▶ _Information given_
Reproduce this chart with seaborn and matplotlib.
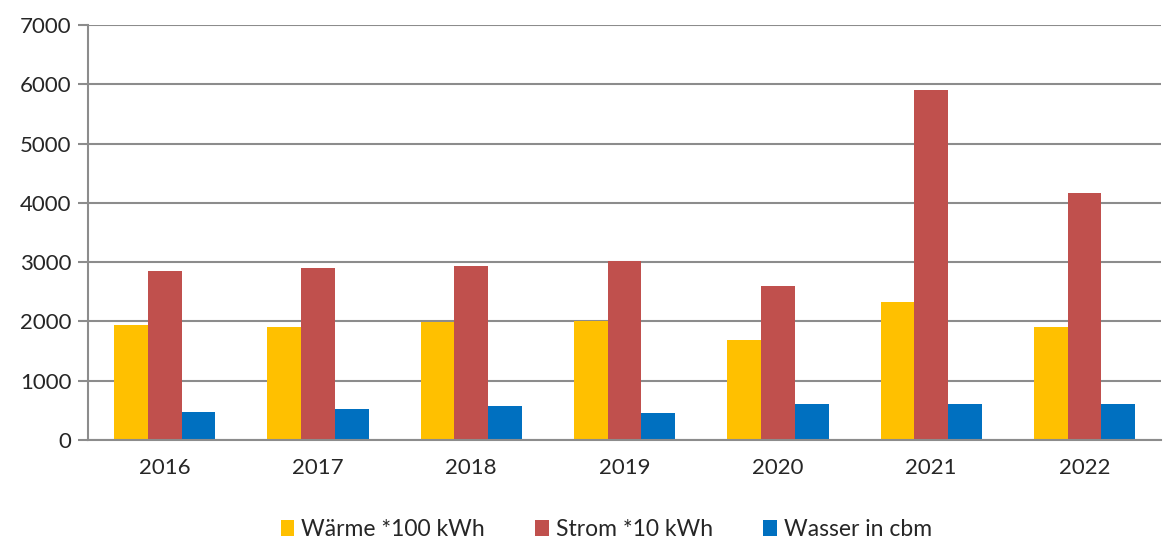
import matplotlib.pyplot as plt
import pandas as pd
import seaborn as sns
from matplotlib.ticker import FixedLocator

# values
years = ['2016', '2017', '2018', '2019', '2020', '2021', '2022']
waerme = [1940, 1910, 1980, 2000, 1680, 2320, 1900]
strom = [2855, 2895, 2925, 3025, 2595, 5900, 4165]
wasser = [475, 515, 565, 450, 600, 600, 600]

series_names = ['Wärme *100 kWh', 'Strom *10 kWh', 'Wasser in cbm']
colors = ['#FFC000', '#C0504D', '#0070C0']

# long format for seaborn
df = pd.DataFrame({
    'year': years * 3,
    'value': waerme + strom + wasser,
    'series': [series_names[0]] * 7 + [series_names[1]] * 7 + [series_names[2]] * 7,
})

sns.set_style('white')
plt.rcParams['font.family'] = ['Lato', 'DejaVu Sans']

fig = plt.figure(figsize=(11.64, 5.43), dpi=100)
ax = fig.add_axes([0.0756, 0.19, 0.922, 0.764])

sns.barplot(data=df, x='year', y='value', hue='series', palette=colors,
            width=0.66, saturation=1, linewidth=0, ax=ax, legend=True)

ax.set_ylim(0, 7000)
ax.set_xlim(-0.5, 6.5)
ax.set_yticks(range(0, 7001, 1000))
ax.yaxis.grid(True, color='#8C8C8C', linewidth=1.5)
ax.set_axisbelow(True)
ax.set_xlabel('')
ax.set_ylabel('')

for s in ['top', 'right']:
    ax.spines[s].set_visible(False)
for s in ['left', 'bottom']:
    ax.spines[s].set_color('#8C8C8C')
    ax.spines[s].set_linewidth(1.5)

# ticks between the year groups
ax.xaxis.set_minor_locator(FixedLocator([i - 0.5 for i in range(8)]))
ax.tick_params(axis='x', which='major', length=0, labelsize=16, pad=13)
ax.tick_params(axis='x', which='minor', length=7, width=1.5, color='#8C8C8C', direction='out')
ax.tick_params(axis='y', which='major', length=7, width=1.5, color='#8C8C8C', labelsize=16, left=True, pad=5)

ax.legend(loc='center', bbox_to_anchor=(0.483, -0.217), ncol=3, frameon=False,
          fontsize=16.5, handlelength=0.6, handleheight=0.7, columnspacing=2.2, handletextpad=0.3,
          borderpad=0, borderaxespad=0)

fig.savefig('out.png', dpi=100)
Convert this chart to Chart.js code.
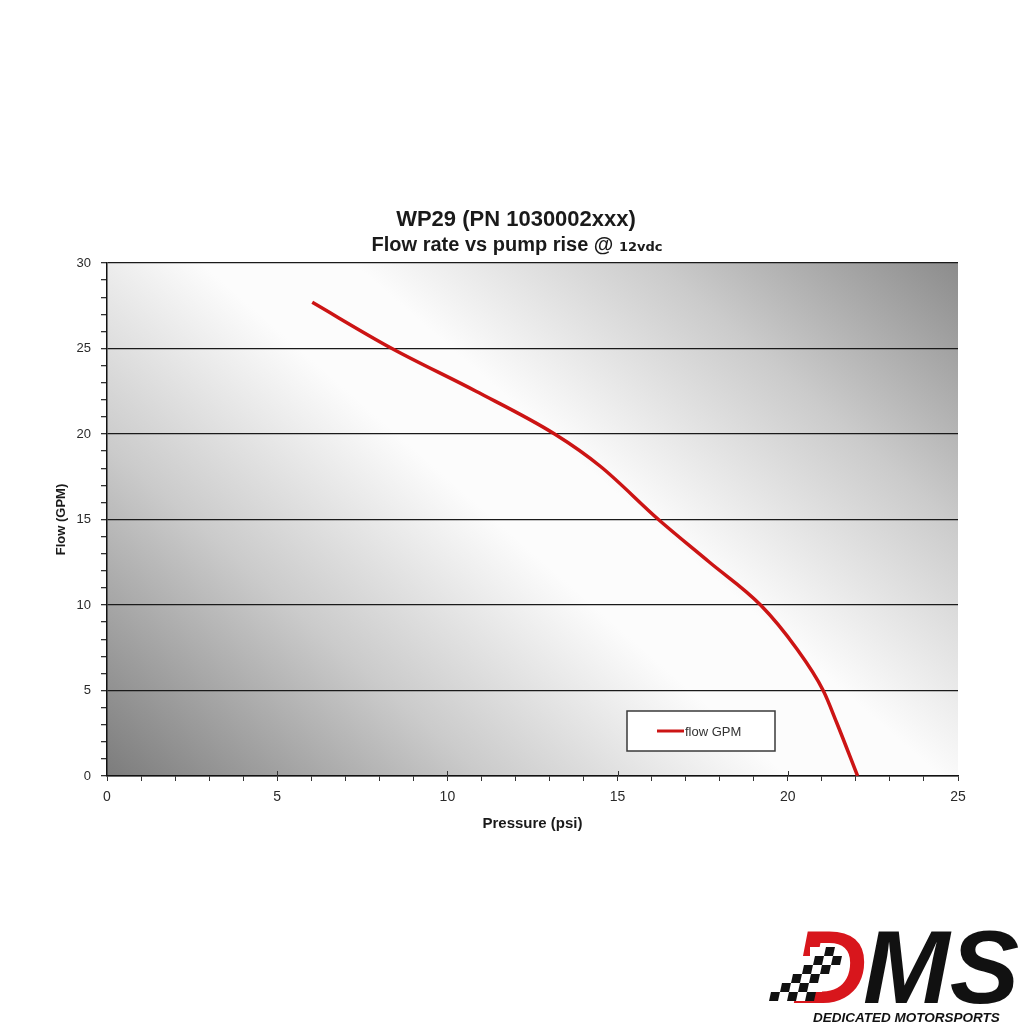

▶ _What this task involves_
Write out the listing above again, exactly, but with no pictures in the copy.

▶ _Solution_
Reproduce this chart with seaborn and matplotlib.
import matplotlib.pyplot as plt
import pandas as pd
import seaborn as sns
from matplotlib.ticker import FixedLocator

# values
years = ['2016', '2017', '2018', '2019', '2020', '2021', '2022']
waerme = [1940, 1910, 1980, 2000, 1680, 2320, 1900]
strom = [2855, 2895, 2925, 3025, 2595, 5900, 4165]
wasser = [475, 515, 565, 450, 600, 600, 600]

series_names = ['Wärme *100 kWh', 'Strom *10 kWh', 'Wasser in cbm']
colors = ['#FFC000', '#C0504D', '#0070C0']

# long format for seaborn
df = pd.DataFrame({
    'year': years * 3,
    'value': waerme + strom + wasser,
    'series': [series_names[0]] * 7 + [series_names[1]] * 7 + [series_names[2]] * 7,
})

sns.set_style('white')
plt.rcParams['font.family'] = ['Lato', 'DejaVu Sans']

fig = plt.figure(figsize=(11.64, 5.43), dpi=100)
ax = fig.add_axes([0.0756, 0.19, 0.922, 0.764])

sns.barplot(data=df, x='year', y='value', hue='series', palette=colors,
            width=0.66, saturation=1, linewidth=0, ax=ax, legend=True)

ax.set_ylim(0, 7000)
ax.set_xlim(-0.5, 6.5)
ax.set_yticks(range(0, 7001, 1000))
ax.yaxis.grid(True, color='#8C8C8C', linewidth=1.5)
ax.set_axisbelow(True)
ax.set_xlabel('')
ax.set_ylabel('')

for s in ['top', 'right']:
    ax.spines[s].set_visible(False)
for s in ['left', 'bottom']:
    ax.spines[s].set_color('#8C8C8C')
    ax.spines[s].set_linewidth(1.5)

# ticks between the year groups
ax.xaxis.set_minor_locator(FixedLocator([i - 0.5 for i in range(8)]))
ax.tick_params(axis='x', which='major', length=0, labelsize=16, pad=13)
ax.tick_params(axis='x', which='minor', length=7, width=1.5, color='#8C8C8C', direction='out')
ax.tick_params(axis='y', which='major', length=7, width=1.5, color='#8C8C8C', labelsize=16, left=True, pad=5)

ax.legend(loc='center', bbox_to_anchor=(0.483, -0.217), ncol=3, frameon=False,
          fontsize=16.5, handlelength=0.6, handleheight=0.7, columnspacing=2.2, handletextpad=0.3,
          borderpad=0, borderaxespad=0)

fig.savefig('out.png', dpi=100)
Convert this chart to Chart.js code.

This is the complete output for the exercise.